Thankfully the main rooms will still be roasting hot and sweltering even on muggy days, so no break from the norm for me to contend with there - phew. In every sense.
Heading on to the Royal Mile, I even stopped for a burger just down and opposite the fringe office, before completing my lap of nostalgia, and I was already feeling chilled with familiarity. This was going to be a fantastic routine break from the old routine.

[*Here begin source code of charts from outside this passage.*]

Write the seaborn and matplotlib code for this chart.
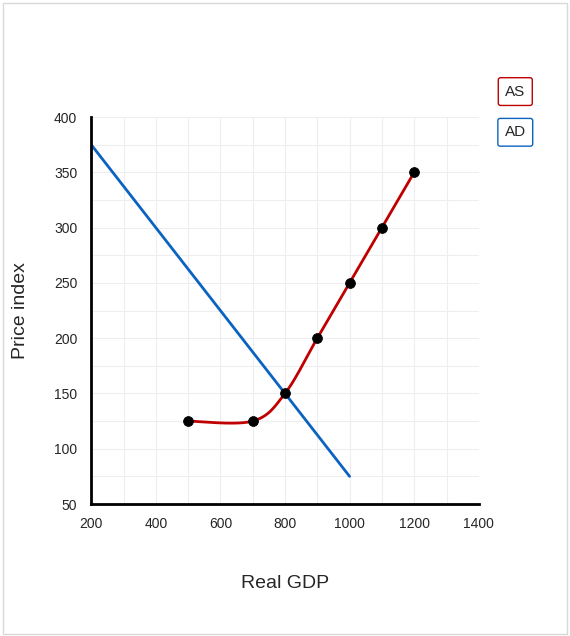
import numpy as np
import matplotlib
matplotlib.use("Agg")
import matplotlib.pyplot as plt
import seaborn as sns
from matplotlib.patches import Rectangle

# ---------------- DATA ----------------
as_x = [500, 700, 800, 900, 1000, 1100, 1200]
as_y = [125, 125, 150, 200, 250, 300, 350]
ad_x = [200, 1000]
ad_y = [375, 75]
x_ticks = [200, 400, 600, 800, 1000, 1200, 1400]
y_ticks = [50, 100, 150, 200, 250, 300, 350, 400]

sns.set_style("white")
plt.rcParams['font.family'] = ['Liberation Sans', 'DejaVu Sans']

# smooth Catmull-Rom curve through AS points
def catmull(xs, ys, n=30):
    px = [xs[0]] + list(xs) + [xs[-1]]
    py = [ys[0]] + list(ys) + [ys[-1]]
    out_x, out_y = [], []
    for i in range(1, len(px) - 2):
        t = np.linspace(0, 1, n)
        for p, out in ((px, out_x), (py, out_y)):
            p0, p1, p2, p3 = p[i - 1], p[i], p[i + 1], p[i + 2]
            out.extend(0.5 * ((2 * p1) + (-p0 + p2) * t + (2 * p0 - 5 * p1 + 4 * p2 - p3) * t**2
                              + (-p0 + 3 * p1 - 3 * p2 + p3) * t**3))
    return out_x, out_y

fig = plt.figure(figsize=(5.7, 6.36), dpi=100)
fig.patches.append(Rectangle((0.005, 0.003), 0.99, 0.992, transform=fig.transFigure,
                             fill=False, edgecolor="#d9d9d9", lw=1))
ax = fig.add_axes([0.16, 0.2075, 0.68, 0.6085])

ax.set_xticks(np.arange(200, 1401, 100), minor=True)
ax.set_yticks(np.arange(50, 401, 25), minor=True)
ax.grid(True, which="both", color="#eeeeee", lw=0.8)
ax.set_axisbelow(True)

sx, sy = catmull(as_x, as_y)
sns.lineplot(x=ad_x, y=ad_y, ax=ax, color="#0b63c1", lw=2, sort=False)
sns.lineplot(x=sx, y=sy, ax=ax, color="#c00000", lw=2, sort=False)
sns.scatterplot(x=as_x, y=as_y, ax=ax, color="black", s=50, zorder=5, edgecolor="black")

ax.set_xlim(200, 1400)
ax.set_ylim(50, 400)
ax.set_xticks(x_ticks)
ax.set_yticks(y_ticks)
ax.tick_params(which="both", length=0, labelsize=10)
ax.tick_params(axis="x", pad=9)
ax.tick_params(axis="y", pad=10)
for s in ["top", "right"]:
    ax.spines[s].set_visible(False)
for s in ["left", "bottom"]:
    ax.spines[s].set_color("black")
    ax.spines[s].set_linewidth(2)
ax.set_xlabel("Real GDP", fontsize=14, labelpad=32)
ax.set_ylabel("Price index", fontsize=14, labelpad=18)

fig.text(0.904, 0.856, "AS", fontsize=11, ha="center", va="center",
         bbox=dict(boxstyle="round,pad=0.45,rounding_size=0.15", fc="white", ec="#c00000"))
fig.text(0.904, 0.792, "AD", fontsize=11, ha="center", va="center",
         bbox=dict(boxstyle="round,pad=0.45,rounding_size=0.15", fc="white", ec="#0b63c1"))

fig.savefig("out.png", dpi=100)
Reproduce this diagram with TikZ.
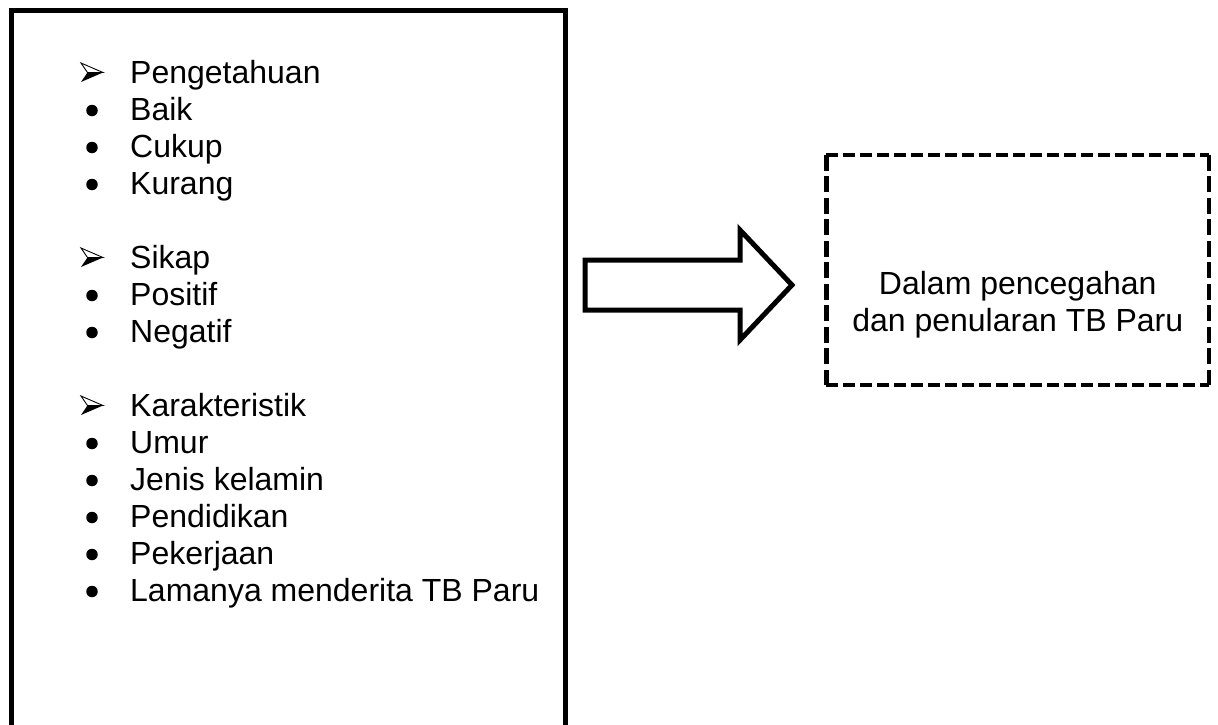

But then, I stupidly put my head round the door of the fringe office. Except I couldn't, because it was closed. The ticket problem here - which was recently upgraded from problem, to calamity, and then crisis - has now developed into a full blown state of emergency. No tickets for sale (as per the websites) and the office would only be open the following day for collections - assuming those tickets could be printed - or even found. A few phonecalls to people in the know has revealed the full horror of the ticketing nightmare; the fringe still can't take nearly all orders, the website is failing, and only the venue's own offices can deal with the sales, and not always either. That's all well and good if you're with the big four, but for some venues, no fringe box office equals no box office whatsoever. And there's a very real rumour going around that sales in June have been lost from some of the systems. This could actually shut down whole venues, it's that bad, I'm not exaggerating.
It is now just 24 hours until my first show and I have no idea how many tickets I have sold, and those ever-present internal neuroses I'd almost managed to placate has found this fact a perfect springboard to get those pre-fest nerves jangling again in full effect. Bugger. The woman I stumbled across painting the 'self-service box office' sign may end up having to use those skills to draw those tickets when they fail to be printed, ordered, or collated. No wonder the ticket guys and gals have the best aircon this year, they're performing the trickiest gig of the lot.